Task requirements | Retype every line from the start of the data down to and including the line with "ax.yaxis.set_label_coords(-0.095, 0.46)". Skip the pictures.

Start

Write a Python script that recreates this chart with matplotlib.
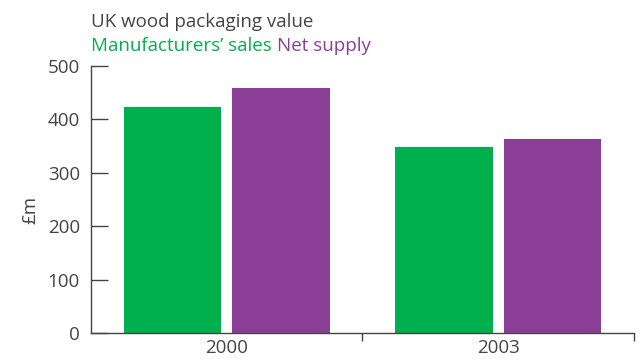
import numpy as np
import matplotlib.pyplot as plt
from matplotlib.ticker import FixedLocator

plt.rcParams['font.family'] = ['Open Sans', 'DejaVu Sans']

years = ['2000', '2003']
manufacturers_sales = [423, 348]
net_supply = [459, 363]

green = '#00b04c'
purple = '#8b3e96'
grey = '#444444'

fig = plt.figure(figsize=(6.42, 3.6), dpi=100)
ax = fig.add_axes([0.1417, 0.075, 0.8458, 0.7417])

x = np.arange(len(years))
w = 0.36
ax.bar(x - 0.2, manufacturers_sales, width=w, color=green)
ax.bar(x + 0.2, net_supply, width=w, color=purple)

ax.set_xlim(-0.5, 1.5)
ax.set_ylim(0, 500)
ax.set_yticks([0, 100, 200, 300, 400, 500])
ax.set_xticks(x)
ax.set_xticklabels(years)
ax.xaxis.set_minor_locator(FixedLocator([0.5, 1.5]))

for s in ['top', 'right']:
    ax.spines[s].set_visible(False)
for s in ['left', 'bottom']:
    ax.spines[s].set_color(grey)
    ax.spines[s].set_linewidth(1.0)

ax.tick_params(axis='y', direction='in', length=12, width=1.0, color=grey,
               labelsize=13.5, labelcolor=grey, pad=8)
ax.tick_params(axis='x', which='major', length=0, labelsize=13.5,
               labelcolor=grey, pad=4)
ax.tick_params(axis='x', which='minor', direction='out', length=6,
               width=1.0, color=grey)

ax.set_ylabel('£m', fontsize=13.5, color=grey, labelpad=4)
ax.yaxis.set_label_coords(-0.095, 0.46)

fig.text(0.142, 0.925, 'UK wood packaging value', fontsize=13.5, color=grey,
         va='baseline', ha='left')
t1 = fig.text(0.142, 0.858, 'Manufacturers\u2019 sales', fontsize=13.5,
              color=green, va='baseline', ha='left')
fig.canvas.draw()
bb = t1.get_window_extent().transformed(fig.transFigure.inverted())
fig.text(bb.x1 + 0.008, 0.858, 'Net supply', fontsize=13.5, color=purple,
         va='baseline', ha='left')

fig.savefig('out.png', dpi=100)
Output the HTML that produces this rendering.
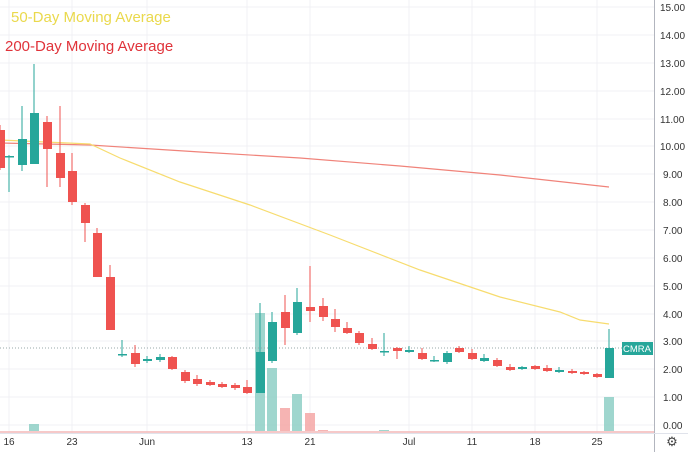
<!DOCTYPE html>
<html><head><meta charset="utf-8"><style>
html,body{margin:0;padding:0;background:#fff}
svg{display:block;font-family:"Liberation Sans",sans-serif}
</style></head><body>
<svg width="688" height="452" viewBox="0 0 688 452">
<rect width="688" height="452" fill="#fff"/>
<g stroke="#f0f1f4" stroke-width="1">
<line x1="0" x2="654" y1="7" y2="7"/><line x1="0" x2="654" y1="35" y2="35"/><line x1="0" x2="654" y1="63" y2="63"/><line x1="0" x2="654" y1="91" y2="91"/><line x1="0" x2="654" y1="119" y2="119"/><line x1="0" x2="654" y1="146" y2="146"/><line x1="0" x2="654" y1="174" y2="174"/><line x1="0" x2="654" y1="202" y2="202"/><line x1="0" x2="654" y1="230" y2="230"/><line x1="0" x2="654" y1="258" y2="258"/><line x1="0" x2="654" y1="286" y2="286"/><line x1="0" x2="654" y1="314" y2="314"/><line x1="0" x2="654" y1="341" y2="341"/><line x1="0" x2="654" y1="369" y2="369"/><line x1="0" x2="654" y1="397" y2="397"/><line x1="0" x2="654" y1="425" y2="425"/>
<line x1="9" x2="9" y1="0" y2="433"/><line x1="72" x2="72" y1="0" y2="433"/><line x1="147" x2="147" y1="0" y2="433"/><line x1="247" x2="247" y1="0" y2="433"/><line x1="310" x2="310" y1="0" y2="433"/><line x1="409" x2="409" y1="0" y2="433"/><line x1="472" x2="472" y1="0" y2="433"/><line x1="535" x2="535" y1="0" y2="433"/><line x1="597" x2="597" y1="0" y2="433"/>
</g>
<!-- volume -->
<g opacity="0.85">
<rect x="29" y="424" width="10" height="9" fill="#8fd0c6"/>
<rect x="255" y="313" width="10" height="120" fill="#8fd0c6"/>
<rect x="267" y="368" width="10" height="65" fill="#8fd0c6"/>
<rect x="280" y="408" width="10" height="25" fill="#f5a8a6"/>
<rect x="292" y="394" width="10" height="39" fill="#8fd0c6"/>
<rect x="305" y="413" width="10" height="20" fill="#f5a8a6"/>
<rect x="318" y="430" width="10" height="3" fill="#f5a8a6"/>
<rect x="330" y="431" width="10" height="2" fill="#f5a8a6"/>
<rect x="379" y="430" width="10" height="3" fill="#8fd0c6"/>
<rect x="604" y="397" width="10" height="36" fill="#8fd0c6"/>
<rect x="0" y="431" width="654" height="2" fill="#f5c0c0"/>
</g>
<!-- MAs -->
<polyline fill="none" stroke="#f0837a" stroke-width="1.2" points="0,143 90,145 200,152 300,158 400,166 500,175 609,187"/>
<polyline fill="none" stroke="#f7dc6f" stroke-width="1.2" points="0,140 90,144 120,158 180,182 250,205 330,235 420,270 500,297 560,312 580,320 609,324"/>
<line x1="0" x2="654" y1="348" y2="348" stroke="#9aa" stroke-width="1" stroke-dasharray="1,2"/>
<!-- candles -->
<g id="c"></g>
<g stroke-width="1">
<!-- format: wick then body -->
<line x1="0" x2="0" y1="125" y2="170" stroke="#ef5350"/><rect x="-4" y="130" width="9" height="38" fill="#ef5350"/>
<line x1="9" x2="9" y1="155" y2="192" stroke="#26a69a"/><rect x="5" y="156" width="9" height="1.5" fill="#26a69a"/>
<line x1="22" x2="22" y1="106" y2="171" stroke="#26a69a"/><rect x="18" y="139" width="9" height="26" fill="#26a69a"/>
<line x1="34" x2="34" y1="64" y2="164" stroke="#26a69a"/><rect x="30" y="113" width="9" height="51" fill="#26a69a"/>
<line x1="47" x2="47" y1="116" y2="187" stroke="#ef5350"/><rect x="43" y="122" width="9" height="27" fill="#ef5350"/>
<line x1="60" x2="60" y1="106" y2="187" stroke="#ef5350"/><rect x="56" y="153" width="9" height="25" fill="#ef5350"/>
<line x1="72" x2="72" y1="153" y2="205" stroke="#ef5350"/><rect x="68" y="171" width="9" height="31" fill="#ef5350"/>
<line x1="85" x2="85" y1="203" y2="242" stroke="#ef5350"/><rect x="81" y="205" width="9" height="18" fill="#ef5350"/>
<line x1="97" x2="97" y1="228" y2="277" stroke="#ef5350"/><rect x="93" y="233" width="9" height="44" fill="#ef5350"/>
<line x1="110" x2="110" y1="265" y2="330" stroke="#ef5350"/><rect x="106" y="277" width="9" height="53" fill="#ef5350"/>
<line x1="122" x2="122" y1="340" y2="357" stroke="#26a69a"/><rect x="118" y="354" width="9" height="1.5" fill="#26a69a"/>
<line x1="135" x2="135" y1="345" y2="367" stroke="#ef5350"/><rect x="131" y="353" width="9" height="11" fill="#ef5350"/>
<line x1="147" x2="147" y1="356" y2="363" stroke="#26a69a"/><rect x="143" y="359" width="9" height="2" fill="#26a69a"/>
<line x1="160" x2="160" y1="354" y2="362" stroke="#26a69a"/><rect x="156" y="357" width="9" height="3" fill="#26a69a"/>
<line x1="172" x2="172" y1="356" y2="370" stroke="#ef5350"/><rect x="168" y="357" width="9" height="12" fill="#ef5350"/>
<line x1="185" x2="185" y1="370" y2="383" stroke="#ef5350"/><rect x="181" y="372" width="9" height="9" fill="#ef5350"/>
<line x1="197" x2="197" y1="375" y2="386" stroke="#ef5350"/><rect x="193" y="379" width="9" height="5" fill="#ef5350"/>
<line x1="210" x2="210" y1="380" y2="386" stroke="#ef5350"/><rect x="206" y="382" width="9" height="3" fill="#ef5350"/>
<line x1="222" x2="222" y1="382" y2="388" stroke="#ef5350"/><rect x="218" y="384" width="9" height="3" fill="#ef5350"/>
<line x1="235" x2="235" y1="383" y2="390" stroke="#ef5350"/><rect x="231" y="385" width="9" height="3" fill="#ef5350"/>
<line x1="247" x2="247" y1="380" y2="394" stroke="#ef5350"/><rect x="243" y="387" width="9" height="6" fill="#ef5350"/>
<line x1="260" x2="260" y1="303" y2="393" stroke="#26a69a"/><rect x="256" y="352" width="9" height="41" fill="#26a69a"/>
<line x1="272" x2="272" y1="312" y2="363" stroke="#26a69a"/><rect x="268" y="322" width="9" height="39" fill="#26a69a"/>
<line x1="285" x2="285" y1="295" y2="345" stroke="#ef5350"/><rect x="281" y="312" width="9" height="16" fill="#ef5350"/>
<line x1="297" x2="297" y1="288" y2="335" stroke="#26a69a"/><rect x="293" y="302" width="9" height="31" fill="#26a69a"/>
<line x1="310" x2="310" y1="266" y2="322" stroke="#ef5350"/><rect x="306" y="307" width="9" height="4" fill="#ef5350"/>
<line x1="323" x2="323" y1="298" y2="321" stroke="#ef5350"/><rect x="319" y="306" width="9" height="11" fill="#ef5350"/>
<line x1="335" x2="335" y1="309" y2="332" stroke="#ef5350"/><rect x="331" y="319" width="9" height="8" fill="#ef5350"/>
<line x1="347" x2="347" y1="322" y2="334" stroke="#ef5350"/><rect x="343" y="328" width="9" height="5" fill="#ef5350"/>
<line x1="359" x2="359" y1="331" y2="345" stroke="#ef5350"/><rect x="355" y="333" width="9" height="10" fill="#ef5350"/>
<line x1="372" x2="372" y1="338" y2="350" stroke="#ef5350"/><rect x="368" y="344" width="9" height="5" fill="#ef5350"/>
<line x1="384" x2="384" y1="333" y2="356" stroke="#26a69a"/><rect x="380" y="351" width="9" height="1.5" fill="#26a69a"/>
<line x1="397" x2="397" y1="347" y2="359" stroke="#ef5350"/><rect x="393" y="348" width="9" height="3" fill="#ef5350"/>
<line x1="409" x2="409" y1="346" y2="353" stroke="#26a69a"/><rect x="405" y="350" width="9" height="2" fill="#26a69a"/>
<line x1="422" x2="422" y1="348" y2="360" stroke="#ef5350"/><rect x="418" y="353" width="9" height="6" fill="#ef5350"/>
<line x1="434" x2="434" y1="356" y2="362" stroke="#26a69a"/><rect x="430" y="360" width="9" height="1.5" fill="#26a69a"/>
<line x1="447" x2="447" y1="351" y2="364" stroke="#26a69a"/><rect x="443" y="353" width="9" height="9" fill="#26a69a"/>
<line x1="459" x2="459" y1="346" y2="353" stroke="#ef5350"/><rect x="455" y="348" width="9" height="4" fill="#ef5350"/>
<line x1="472" x2="472" y1="349" y2="360" stroke="#ef5350"/><rect x="468" y="353" width="9" height="6" fill="#ef5350"/>
<line x1="484" x2="484" y1="354" y2="362" stroke="#26a69a"/><rect x="480" y="358" width="9" height="3" fill="#26a69a"/>
<line x1="497" x2="497" y1="358" y2="367" stroke="#ef5350"/><rect x="493" y="360" width="9" height="6" fill="#ef5350"/>
<line x1="510" x2="510" y1="364" y2="371" stroke="#ef5350"/><rect x="506" y="367" width="9" height="3" fill="#ef5350"/>
<line x1="522" x2="522" y1="366" y2="370" stroke="#26a69a"/><rect x="518" y="367" width="9" height="2" fill="#26a69a"/>
<line x1="535" x2="535" y1="365" y2="370" stroke="#ef5350"/><rect x="531" y="366" width="9" height="3" fill="#ef5350"/>
<line x1="547" x2="547" y1="365" y2="372" stroke="#ef5350"/><rect x="543" y="368" width="9" height="3" fill="#ef5350"/>
<line x1="559" x2="559" y1="367" y2="373" stroke="#26a69a"/><rect x="555" y="370" width="9" height="2" fill="#26a69a"/>
<line x1="572" x2="572" y1="369" y2="374" stroke="#ef5350"/><rect x="568" y="371" width="9" height="2" fill="#ef5350"/>
<line x1="584" x2="584" y1="371" y2="375" stroke="#ef5350"/><rect x="580" y="372" width="9" height="2" fill="#ef5350"/>
<line x1="597" x2="597" y1="373" y2="378" stroke="#ef5350"/><rect x="593" y="374" width="9" height="3" fill="#ef5350"/>
<line x1="609" x2="609" y1="329" y2="378" stroke="#26a69a"/><rect x="605" y="348" width="9" height="30" fill="#26a69a"/>
</g>
<!-- axes -->
<line x1="654.5" x2="654.5" y1="0" y2="452" stroke="#b2b5be"/>
<line x1="0" x2="688" y1="433.5" y2="433.5" stroke="#e0e3eb"/>
<g font-size="10" fill="#333" text-anchor="start">
<text x="660" y="11">15.00</text><text x="660" y="39">14.00</text><text x="660" y="67">13.00</text><text x="660" y="95">12.00</text><text x="660" y="123">11.00</text><text x="660" y="150">10.00</text><text x="663" y="178">9.00</text><text x="663" y="206">8.00</text><text x="663" y="234">7.00</text><text x="663" y="262">6.00</text><text x="663" y="290">5.00</text><text x="663" y="318">4.00</text><text x="663" y="345">3.00</text><text x="663" y="373">2.00</text><text x="663" y="401">1.00</text><text x="663" y="429">0.00</text>
</g>
<rect x="622" y="342" width="31" height="13" fill="#26a69a"/>
<text x="637" y="352" font-size="9.5" fill="#fff" text-anchor="middle">CMRA</text>
<g font-size="10" fill="#333" text-anchor="middle">
<text x="9" y="445">16</text><text x="72" y="445">23</text><text x="147" y="445">Jun</text><text x="247" y="445">13</text><text x="310" y="445">21</text><text x="409" y="445">Jul</text><text x="472" y="445">11</text><text x="535" y="445">18</text><text x="597" y="445">25</text>
</g>
<text x="672" y="446" font-size="13" fill="#444" text-anchor="middle">⚙</text>
<text x="11" y="22" font-size="15" fill="#ead94c">50-Day Moving Average</text>
<text x="5" y="51" font-size="15" fill="#e0333a">200-Day Moving Average</text>
</svg>
</body></html>
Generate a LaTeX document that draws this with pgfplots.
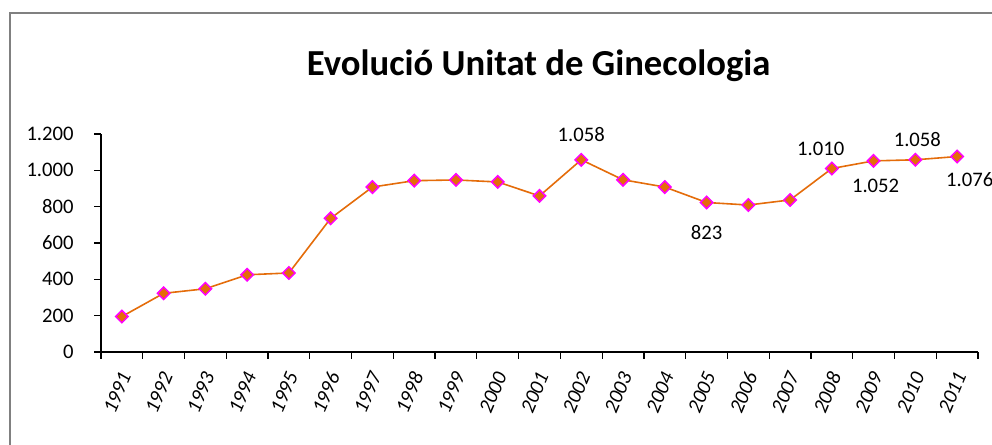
\documentclass[border=0pt]{standalone}
\usepackage{pgfplots}
\pgfplotsset{compat=1.18}
\usepackage{pgfplotstable}
\usepackage{fontspec}
\setmainfont{Carlito}
\definecolor{lineorange}{RGB}{228,108,10}
\definecolor{markedge}{RGB}{255,0,255}
\definecolor{framegray}{RGB}{128,128,128}

\pgfplotstableread{
x y lab dx dy
0 195 {} 0 0
1 323 {} 0 0
2 348 {} 0 0
3 425 {} 0 0
4 435 {} 0 0
5 736 {} 0 0
6 908 {} 0 0
7 943 {} 0 0
8 947 {} 0 0
9 936 {} 0 0
10 859 {} 0 0
11 1058 1.058 0 19.3
12 948 {} 0 0
13 908 {} 0 0
14 823 823 0 -22.5
15 809 {} 0 0
16 837 {} 0 0
17 1010 1.010 -8.3 14.5
18 1052 1.052 1.5 -18.75
19 1058 1.058 1.5 15
20 1076 1.076 9.5 -17
}\data

\begin{document}
\begin{tikzpicture}
\clip (0pt,0pt) rectangle (744pt,333.75pt);
\draw[framegray, line width=1.4pt] (7.5pt,324pt) rectangle (760pt,-15pt);
\node[font=\bfseries\fontsize{27.5}{32}\selectfont, anchor=base] at (404pt,277pt) {Evolució Unitat de Ginecologia};
\coordinate (O) at (75.75pt,69.75pt);
\begin{axis}[
  at={(O)}, anchor=south west,
  scale only axis,
  width=657.75pt, height=163.5pt,
  xmin=-0.5, xmax=20.5,
  ymin=0, ymax=1200,
  axis x line=bottom, axis y line=left,
  axis line style={-, line width=0.9pt},
  tick style={black, line width=0.9pt},
  tick align=outside,
  major tick length=5pt,
  xtick={-0.5,0.5,...,20.5},
  xticklabels={},
  extra x ticks={0,1,...,20},
  extra x tick labels={1991,1992,1993,1994,1995,1996,1997,1998,1999,2000,2001,2002,2003,2004,2005,2006,2007,2008,2009,2010,2011},
  extra x tick style={major tick length=0pt, tick style={draw=none}},
  xticklabel style={font=\itshape\fontsize{15.5}{18}\selectfont, xshift=3pt, yshift=-15pt, rotate=67, anchor=east, inner sep=1pt},
  ytick={0,200,...,1200},
  yticklabels={0,200,400,600,800,1.000,1.200},
  yticklabel style={font=\fontsize{15.5}{18}\selectfont, xshift=-12pt},
  /pgf/number format/assume math mode=true,
  clip=false,
]
\addplot[color=lineorange, line width=1.2pt,
  mark=square*, mark size=3.3pt,
  mark options={rotate=45, fill=lineorange, draw=markedge, line width=1.1pt},
  point meta=explicit symbolic,
  visualization depends on={\thisrow{dx}\as\dx},
  visualization depends on={\thisrow{dy}\as\dy},
  nodes near coords,
  every node near coord/.append style={font=\fontsize{15.5}{18}\selectfont, anchor=center, xshift=\dx pt, yshift=\dy pt, text=black}
] table[x=x, y=y, meta=lab] {\data};
\end{axis}
\end{tikzpicture}
\end{document}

End

Answer to this problem |
Write a Python script that recreates this chart with matplotlib.
import numpy as np
import matplotlib.pyplot as plt
from matplotlib.ticker import FixedLocator

plt.rcParams['font.family'] = ['Open Sans', 'DejaVu Sans']

years = ['2000', '2003']
manufacturers_sales = [423, 348]
net_supply = [459, 363]

green = '#00b04c'
purple = '#8b3e96'
grey = '#444444'

fig = plt.figure(figsize=(6.42, 3.6), dpi=100)
ax = fig.add_axes([0.1417, 0.075, 0.8458, 0.7417])

x = np.arange(len(years))
w = 0.36
ax.bar(x - 0.2, manufacturers_sales, width=w, color=green)
ax.bar(x + 0.2, net_supply, width=w, color=purple)

ax.set_xlim(-0.5, 1.5)
ax.set_ylim(0, 500)
ax.set_yticks([0, 100, 200, 300, 400, 500])
ax.set_xticks(x)
ax.set_xticklabels(years)
ax.xaxis.set_minor_locator(FixedLocator([0.5, 1.5]))

for s in ['top', 'right']:
    ax.spines[s].set_visible(False)
for s in ['left', 'bottom']:
    ax.spines[s].set_color(grey)
    ax.spines[s].set_linewidth(1.0)

ax.tick_params(axis='y', direction='in', length=12, width=1.0, color=grey,
               labelsize=13.5, labelcolor=grey, pad=8)
ax.tick_params(axis='x', which='major', length=0, labelsize=13.5,
               labelcolor=grey, pad=4)
ax.tick_params(axis='x', which='minor', direction='out', length=6,
               width=1.0, color=grey)

ax.set_ylabel('£m', fontsize=13.5, color=grey, labelpad=4)
ax.yaxis.set_label_coords(-0.095, 0.46)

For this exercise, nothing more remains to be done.